« En français facile, ça veut dire de les laissez-les tranquille », c’est ainsi que le procureur de la République près le tribunal de première instance de Kaloum a voulu se faire comprendre par l’auditoire. Alors qu’il venait de demander à la présidente du tribunal de renvoyer les prévenus à des fins de la poursuite.
En concluant ainsi son réquisitoire, le procureur a estimé que les faits « d’abus de confiance » et « atteinte à l’honneur » – cette dernière infraction sera occultée dans les plaidoiries et réquisition – pour lesquels Salifou Super V, Ibrahima Blasco Barry et Morton Soumah, ne sont pas établis.
« Il y a eu remise de fonds, cela est incontestable… Mais pourquoi la FIFA, la CAF (les donateurs) ne sont pas à cette barre puisqu’il s’agit de leurs fonds qui ont été détournés », dira le procureur qui s’est même demandé sur qui a mandaté Antonio Souaré pour réclamer les présumés fonds qui auraient été détournés. « Il faut qu’on arrive à faire la différence entre la victime d’une infraction et la partie civile », laissant comprendre que si Antonio Souaré et la FEGUIFOOT peuvent être des victimes du présumé détournement, ils ne peuvent pas se constituer partie civile, puisque ce n’est pas leur fonds qui est en jeu.
Monsieur Alpha Sény Camara estime que les prévenus sont des innocents qu’on a trouvés ça et là pour leur coller l’infraction d’abus de confiance.
Par ailleurs, il estime qu’Antonio Souaré et Salifou Super V ne devraient se retrouver à la barre. « Puisque ce n’est à la justice qu’on doit régler les affaires de la fédération.

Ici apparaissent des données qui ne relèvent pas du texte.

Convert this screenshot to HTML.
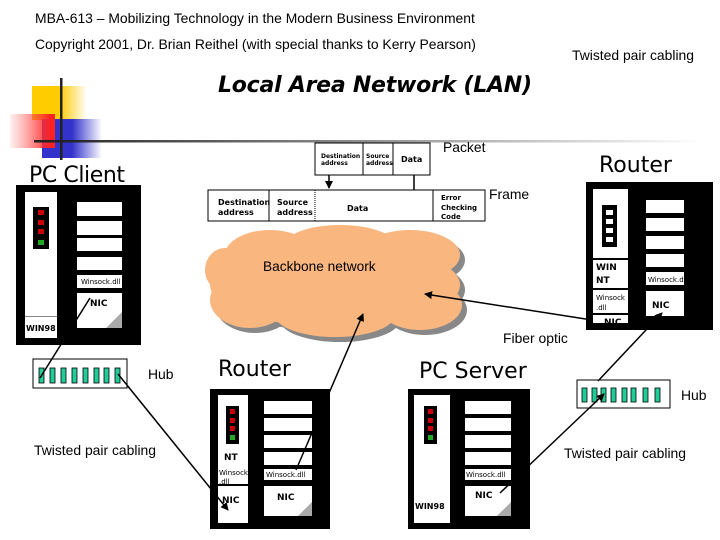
<!DOCTYPE html>
<html><head><meta charset="utf-8"><style>
body{margin:0;background:#fff}
svg{display:block}
text{font-family:"DejaVu Sans","Liberation Sans",sans-serif}
.s{font-family:"Liberation Sans",sans-serif}
.b{font-weight:bold}
</style></head><body>
<svg width="720" height="540" viewBox="0 0 720 540" xmlns="http://www.w3.org/2000/svg">
<defs>
<linearGradient id="gy" x1="0" x2="1"><stop offset="0.5" stop-color="#fc0"/><stop offset="1" stop-color="#fc0" stop-opacity="0"/></linearGradient>
<linearGradient id="gr" x1="1" x2="0"><stop offset="0.1" stop-color="#f22"/><stop offset="1" stop-color="#f66" stop-opacity="0.1"/></linearGradient>
<linearGradient id="gb" x1="0" x2="1"><stop offset="0.5" stop-color="#33c"/><stop offset="1" stop-color="#33c" stop-opacity="0"/></linearGradient>
<linearGradient id="gl" x1="0" x2="1"><stop offset="0" stop-color="#222"/><stop offset="1" stop-color="#222" stop-opacity="0"/></linearGradient>
<marker id="ar" markerWidth="8" markerHeight="8" refX="7" refY="4" orient="auto" markerUnits="userSpaceOnUse"><path d="M0,0 L8,4 L0,8z" fill="#000"/></marker>
</defs>
<text x="35" y="23" font-size="13.9" class="s">MBA-613 – Mobilizing Technology in the Modern Business Environment</text>
<text x="35" y="49" font-size="13.9" class="s">Copyright 2001, Dr. Brian Reithel (with special thanks to Kerry Pearson)</text>
<text x="572" y="60" font-size="13.9" class="s">Twisted pair cabling</text>
<text x="218" y="92" font-size="22" font-style="italic" font-weight="bold" textLength="314">Local Area Network (LAN)</text>
<!-- deco -->
<rect x="32" y="86" width="55" height="34" fill="url(#gy)"/>
<rect x="42" y="119" width="60" height="39" fill="url(#gb)"/>
<rect x="10" y="114" width="45" height="34" fill="url(#gr)"/>
<rect x="34" y="140" width="670" height="2.5" fill="url(#gl)"/>
<rect x="60" y="78" width="2.5" height="82" fill="#222"/>
<!-- PC Client -->
<text x="29" y="182" font-size="22" textLength="96">PC Client</text>
<rect x="16" y="185" width="125" height="160" fill="#000"/>
<rect x="25" y="192" width="32" height="146" fill="#fff"/>
<rect x="25" y="316" width="32" height="1" fill="#888"/>
<rect x="72" y="198" width="55" height="135" fill="#000"/>
<g fill="#fff"><rect x="77" y="202" width="45" height="14"/><rect x="77" y="221" width="45" height="14"/><rect x="77" y="238" width="45" height="13"/><rect x="77" y="257" width="45" height="13"/><rect x="77" y="275" width="45" height="13"/><rect x="77" y="293" width="45" height="35"/></g>
<polygon points="122,312 122,328 106,328" fill="#aaa"/>
<rect x="33" y="207" width="16" height="42" fill="#000"/>
<g fill="#c00"><rect x="38" y="210" width="6" height="5"/><rect x="38" y="220" width="6" height="5"/><rect x="38" y="229" width="6" height="5"/></g><rect x="38" y="240" width="6" height="5" fill="#2a2"/>
<text x="81" y="284" font-size="7">Winsock.dll</text>
<text x="90" y="306" font-size="9" font-weight="bold" font-family="Liberation Serif">NIC</text>
<text x="26" y="331" font-size="8" font-weight="bold">WIN98</text>
<!-- Packet -->
<rect x="315" y="143" width="115" height="32" fill="#fff" stroke="#000"/>
<line x1="363" y1="143" x2="363" y2="175" stroke="#000"/><line x1="393" y1="143" x2="393" y2="175" stroke="#000"/>
<text x="321" y="158" font-size="6" class="b">Destination</text><text x="321" y="165" font-size="6" class="b">address</text>
<text x="366" y="158" font-size="6" class="b">Source</text><text x="366" y="165" font-size="6" class="b">address</text>
<text x="401" y="162" font-size="8" class="b">Data</text>
<text x="443" y="152" font-size="13.9" class="s">Packet</text>
<line x1="329" y1="175" x2="329" y2="188" stroke="#000" stroke-width="1.5" marker-end="url(#ar)"/>
<line x1="414" y1="175" x2="414" y2="190" stroke="#000" stroke-width="1.5"/>
<!-- Frame -->
<rect x="208" y="190" width="277" height="31" fill="#fff" stroke="#000"/>
<line x1="269" y1="190" x2="269" y2="221" stroke="#000"/><line x1="315" y1="190" x2="315" y2="221" stroke="#000" stroke-dasharray="1,1"/><line x1="433" y1="190" x2="433" y2="221" stroke="#000"/>
<text x="218" y="205" font-size="8" class="b">Destination</text><text x="218" y="215" font-size="8" class="b">address</text>
<text x="277" y="205" font-size="8" class="b">Source</text><text x="277" y="215" font-size="8" class="b">address</text>
<text x="347" y="211" font-size="8" class="b">Data</text>
<text x="441" y="200" font-size="7" class="b">Error</text><text x="441" y="210" font-size="7" class="b">Checking</text><text x="441" y="219" font-size="7" class="b">Code</text>
<text x="489" y="199" font-size="13.9" class="s">Frame</text>
<!-- Cloud -->
<g fill="#888" transform="translate(5,5)">
<ellipse cx="335" cy="285" rx="125" ry="42"/><ellipse cx="270" cy="255" rx="45" ry="25"/><ellipse cx="340" cy="245" rx="55" ry="20"/><ellipse cx="410" cy="255" rx="50" ry="25"/><ellipse cx="250" cy="300" rx="40" ry="28"/><ellipse cx="335" cy="315" rx="60" ry="22"/><ellipse cx="420" cy="305" rx="42" ry="25"/><ellipse cx="225" cy="270" rx="20" ry="22"/></g>
<g fill="#f9b67f">
<ellipse cx="335" cy="285" rx="125" ry="42"/><ellipse cx="270" cy="255" rx="45" ry="25"/><ellipse cx="340" cy="245" rx="55" ry="20"/><ellipse cx="410" cy="255" rx="50" ry="25"/><ellipse cx="250" cy="300" rx="40" ry="28"/><ellipse cx="335" cy="315" rx="60" ry="22"/><ellipse cx="420" cy="305" rx="42" ry="25"/><ellipse cx="225" cy="270" rx="20" ry="22"/></g>
<text x="263" y="271" font-size="13.7" class="s">Backbone network</text>
<!-- Router right -->
<text x="599" y="172" font-size="22">Router</text>
<rect x="586" y="182" width="127" height="148" fill="#000"/>
<rect x="593" y="189" width="35" height="134" fill="#fff"/>
<rect x="593" y="258" width="35" height="2" fill="#000"/><rect x="593" y="288" width="35" height="2" fill="#000"/><rect x="593" y="313" width="35" height="2" fill="#000"/>
<rect x="640" y="194" width="50" height="128" fill="#000"/>
<g fill="#fff"><rect x="646" y="200" width="38" height="13"/><rect x="646" y="218" width="38" height="13"/><rect x="646" y="236" width="38" height="13"/><rect x="646" y="254" width="38" height="13"/><rect x="646" y="272" width="38" height="13"/><rect x="646" y="291" width="38" height="25"/></g>
<rect x="602" y="205" width="15" height="42" fill="#000"/>
<g fill="#fff"><rect x="606" y="210" width="7" height="5"/><rect x="606" y="219" width="7" height="5"/><rect x="606" y="228" width="7" height="5"/><rect x="606" y="237" width="7" height="5"/></g>
<text x="596" y="270" font-size="9" font-weight="bold">WIN</text><text x="596" y="283" font-size="9" font-weight="bold">NT</text>
<text x="596" y="300" font-size="7">Winsock</text><text x="596" y="310" font-size="7">.dll</text>
<text x="604" y="325" font-size="9" font-weight="bold" font-family="Liberation Serif">NIC</text>
<text x="648" y="282" font-size="7">Winsock.dll</text>
<text x="652" y="308" font-size="9" font-weight="bold" font-family="Liberation Serif">NIC</text>
<text x="503" y="343" font-size="13.9" class="s">Fiber optic</text>
<line x1="592" y1="320" x2="425" y2="294" stroke="#000" stroke-width="1.5" marker-end="url(#ar)"/>
<!-- Hubs -->
<rect x="33" y="359" width="94" height="29" fill="#fff" stroke="#000"/>
<g fill="#2c9" stroke="#000" stroke-width="0.8"><rect x="39" y="368" width="5" height="15"/><rect x="50" y="368" width="5" height="15"/><rect x="61" y="368" width="5" height="15"/><rect x="72" y="368" width="5" height="15"/><rect x="83" y="368" width="5" height="15"/><rect x="94" y="368" width="5" height="15"/><rect x="104" y="368" width="5" height="15"/><rect x="115" y="368" width="5" height="15"/></g>
<text x="148" y="379" font-size="13.9" class="s">Hub</text>
<rect x="577" y="380" width="93" height="28" fill="#fff" stroke="#000"/>
<g fill="#2c9" stroke="#000" stroke-width="0.8"><rect x="582" y="388" width="5" height="14"/><rect x="592" y="388" width="5" height="14"/><rect x="601" y="388" width="5" height="14"/><rect x="611" y="388" width="5" height="14"/><rect x="622" y="388" width="5" height="14"/><rect x="631" y="388" width="5" height="14"/><rect x="643" y="388" width="5" height="14"/><rect x="655" y="388" width="5" height="14"/></g>
<text x="681" y="400" font-size="13.9" class="s">Hub</text>
<text x="34" y="455" font-size="13.9" class="s">Twisted pair cabling</text>
<text x="564" y="458" font-size="13.9" class="s">Twisted pair cabling</text>
<!-- Bottom Router -->
<text x="218" y="376" font-size="22">Router</text>
<rect x="210" y="389" width="120" height="140" fill="#000"/>
<rect x="218" y="395" width="30" height="128" fill="#fff"/>
<rect x="218" y="484" width="30" height="2" fill="#000"/>
<rect x="258" y="395" width="62" height="128" fill="#000"/>
<g fill="#fff"><rect x="264" y="401" width="48" height="13"/><rect x="264" y="418" width="48" height="13"/><rect x="264" y="435" width="48" height="13"/><rect x="264" y="452" width="48" height="13"/><rect x="264" y="469" width="48" height="11"/><rect x="264" y="486" width="48" height="30"/></g>
<polygon points="312,502 312,516 298,516" fill="#aaa"/>
<rect x="226" y="406" width="13" height="38" fill="#000"/>
<g fill="#c00"><rect x="230" y="409" width="5" height="5"/><rect x="230" y="418" width="5" height="5"/><rect x="230" y="426" width="5" height="5"/></g><rect x="230" y="435" width="5" height="5" fill="#2a2"/>
<text x="224" y="460" font-size="9" font-weight="bold">NT</text>
<text x="219" y="475" font-size="7">Winsock</text><text x="219" y="484" font-size="7">.dll</text>
<text x="222" y="503" font-size="9" font-weight="bold" font-family="Liberation Serif">NIC</text>
<text x="266" y="477" font-size="7">Winsock.dll</text>
<text x="277" y="500" font-size="9" font-weight="bold" font-family="Liberation Serif">NIC</text>
<!-- PC Server -->
<text x="419" y="378" font-size="22">PC Server</text>
<rect x="408" y="389" width="122" height="140" fill="#000"/>
<rect x="414" y="395" width="36" height="128" fill="#fff"/>
<rect x="458" y="395" width="62" height="128" fill="#000"/>
<g fill="#fff"><rect x="465" y="401" width="46" height="13"/><rect x="465" y="418" width="46" height="13"/><rect x="465" y="435" width="46" height="13"/><rect x="465" y="452" width="46" height="13"/><rect x="465" y="469" width="46" height="11"/><rect x="465" y="486" width="46" height="30"/></g>
<polygon points="511,502 511,516 497,516" fill="#aaa"/>
<rect x="424" y="406" width="13" height="38" fill="#000"/>
<g fill="#c00"><rect x="428" y="409" width="5" height="5"/><rect x="428" y="418" width="5" height="5"/><rect x="428" y="426" width="5" height="5"/></g><rect x="428" y="435" width="5" height="5" fill="#2a2"/>
<text x="466" y="477" font-size="7">Winsock.dll</text>
<text x="475" y="498" font-size="9" font-weight="bold" font-family="Liberation Serif">NIC</text>
<text x="415" y="509" font-size="8" font-weight="bold">WIN98</text>
<!-- connectors -->
<line x1="90" y1="298" x2="40" y2="378" stroke="#000" stroke-width="1.5"/>
<line x1="118" y1="374" x2="228" y2="510" stroke="#000" stroke-width="1.5" marker-end="url(#ar)"/>
<line x1="296" y1="470" x2="363" y2="314" stroke="#000" stroke-width="1.5" marker-end="url(#ar)"/>
<line x1="500" y1="493" x2="604" y2="394" stroke="#000" stroke-width="1.5" marker-end="url(#ar)"/>
<line x1="598" y1="381" x2="662" y2="313" stroke="#000" stroke-width="1.5" marker-end="url(#ar)"/>
</svg>
</body></html>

Ici, c’est la place des voleurs, des criminels, des escrocs… », a dit le procureur qui a auparavant rendu hommage aux prédécesseurs des deux présidents en conflit (Antonio et Super V).
« Ramener les fonds où ils les ont pris »

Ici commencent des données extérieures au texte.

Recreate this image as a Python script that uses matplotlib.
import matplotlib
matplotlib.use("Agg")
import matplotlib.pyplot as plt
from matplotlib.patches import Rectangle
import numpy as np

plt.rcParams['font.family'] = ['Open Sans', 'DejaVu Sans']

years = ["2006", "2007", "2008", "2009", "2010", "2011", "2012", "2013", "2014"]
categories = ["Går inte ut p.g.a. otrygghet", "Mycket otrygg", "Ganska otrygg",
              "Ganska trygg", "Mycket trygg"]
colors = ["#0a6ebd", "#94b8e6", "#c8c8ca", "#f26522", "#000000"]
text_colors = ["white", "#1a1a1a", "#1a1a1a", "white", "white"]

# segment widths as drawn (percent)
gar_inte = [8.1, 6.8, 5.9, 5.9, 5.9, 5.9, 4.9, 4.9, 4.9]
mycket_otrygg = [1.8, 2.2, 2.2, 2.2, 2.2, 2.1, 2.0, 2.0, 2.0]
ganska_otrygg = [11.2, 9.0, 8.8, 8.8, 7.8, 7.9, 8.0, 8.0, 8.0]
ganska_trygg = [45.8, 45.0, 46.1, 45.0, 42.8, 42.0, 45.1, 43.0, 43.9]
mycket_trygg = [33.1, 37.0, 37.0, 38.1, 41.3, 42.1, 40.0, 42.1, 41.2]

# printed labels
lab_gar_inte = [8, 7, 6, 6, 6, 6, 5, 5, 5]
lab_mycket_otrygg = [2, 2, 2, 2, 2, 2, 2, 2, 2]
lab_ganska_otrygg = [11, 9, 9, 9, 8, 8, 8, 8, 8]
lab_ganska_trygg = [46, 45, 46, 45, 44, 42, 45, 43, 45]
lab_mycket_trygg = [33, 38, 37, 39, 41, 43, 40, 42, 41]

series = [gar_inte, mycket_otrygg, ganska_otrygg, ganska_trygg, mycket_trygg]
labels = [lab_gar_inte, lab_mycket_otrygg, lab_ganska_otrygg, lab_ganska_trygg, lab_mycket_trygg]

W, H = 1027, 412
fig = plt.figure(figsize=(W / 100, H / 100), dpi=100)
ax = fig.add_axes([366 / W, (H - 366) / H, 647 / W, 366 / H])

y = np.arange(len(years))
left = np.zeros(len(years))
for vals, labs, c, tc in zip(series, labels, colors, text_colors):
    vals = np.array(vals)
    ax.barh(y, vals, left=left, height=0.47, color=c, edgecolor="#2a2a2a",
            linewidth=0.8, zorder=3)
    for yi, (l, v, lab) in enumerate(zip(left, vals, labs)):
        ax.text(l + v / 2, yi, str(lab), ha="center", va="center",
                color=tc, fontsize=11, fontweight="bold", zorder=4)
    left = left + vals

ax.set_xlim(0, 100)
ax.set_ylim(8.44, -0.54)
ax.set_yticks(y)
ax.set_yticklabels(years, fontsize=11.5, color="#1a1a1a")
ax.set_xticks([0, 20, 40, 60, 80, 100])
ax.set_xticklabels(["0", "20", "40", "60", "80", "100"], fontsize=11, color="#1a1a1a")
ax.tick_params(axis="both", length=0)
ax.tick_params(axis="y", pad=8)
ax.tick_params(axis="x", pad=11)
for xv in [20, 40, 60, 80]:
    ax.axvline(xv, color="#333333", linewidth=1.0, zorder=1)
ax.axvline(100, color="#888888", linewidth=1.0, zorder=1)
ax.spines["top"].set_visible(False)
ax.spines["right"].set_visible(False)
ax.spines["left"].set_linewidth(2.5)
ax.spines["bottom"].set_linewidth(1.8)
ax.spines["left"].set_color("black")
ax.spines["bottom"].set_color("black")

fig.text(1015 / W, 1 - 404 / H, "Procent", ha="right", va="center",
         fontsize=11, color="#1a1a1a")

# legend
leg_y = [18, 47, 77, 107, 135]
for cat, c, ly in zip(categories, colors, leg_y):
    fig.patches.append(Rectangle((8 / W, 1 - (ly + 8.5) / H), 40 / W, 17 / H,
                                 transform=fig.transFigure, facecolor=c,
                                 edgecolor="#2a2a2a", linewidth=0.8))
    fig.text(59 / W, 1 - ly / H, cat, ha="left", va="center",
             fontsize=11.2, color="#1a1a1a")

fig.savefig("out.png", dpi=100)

Un tel réquisitoire ne pouvait qu’être salué par les avocats de la défense. En revanche, peu avant l’intervention d’Alpha Seny Camara, les avocats de la partie civile ont estimé que les faits d’abus de confiance étaient établis à l’encontre des prévenus et qu’il fallait les retenir dans les liens de la culpabilité pour les condamner au paiement des 28 milliards de francs guinéens « qu’ils ont détournés ».
« C’est des fonds qui étaient destinés aux clubs, mais qu’ils ont géré entre eux. Il faut les condamner à ramener ces fonds où ils les ont pris (dans le compte de la FEGUIFOOT logé à la Société Générale des Banques en Guinée) », a plaidé Me Sekou Kondiano, qui estime que le détournement de ces fonds a brisé le rêve de plusieurs jeunes guinéens – espoirs de leur famille – qui pouvaient en bénéficier pour développer des carrières footballistiques. « Il faut qu’on dépassionne le débat, on n’est pas là contre eux, mais on n’est là contre leur gestion opaque », a voulu préciser l’avocat. Avant Me Kondiano, son confrère de la partie civile Me Doura Chérif, a indiqué que c’est la FIFA qui a remis en cause la gestion de l’équipe sortante et qui a demandé à l’équipe d’Antonio Souaré de procéder à des vérifications.
Des prévenus de luxe
Me Sekou Kondiano, Me Doura Chérif (l’ancien magistrat)…. Mais aussi, en face d’eux, Me Dinah Sampil, le bâtonnier Djibril Kouyaté… ce procès regroupe des grands noms du barreau de Guinée. Des grands noms qui sont là pour défendre des prévenus qui se montrent différents des autres qu’on a l’habitude de voir à la barre. Dans cette salle d’audience poussiéreuse, avec des bancs qui abritent des punaises, ils ont pris soin de couvrir leurs sièges et ceux de leurs avocats avec des feuilles de journaux. Et, même quand le tribunal décide de leur apporter des chaises pour ne pas rester debout tout au long de la longue séance des plaidoiries et réquisition, ils sont quelqu’un qui vient désinfecter les meubles… Ces constats sont rares. Le plus souvent, les prévenus sont préoccupés par le sort qui va leur être réservé que par l’insalubrité du tribunal et de sa salle d’audience.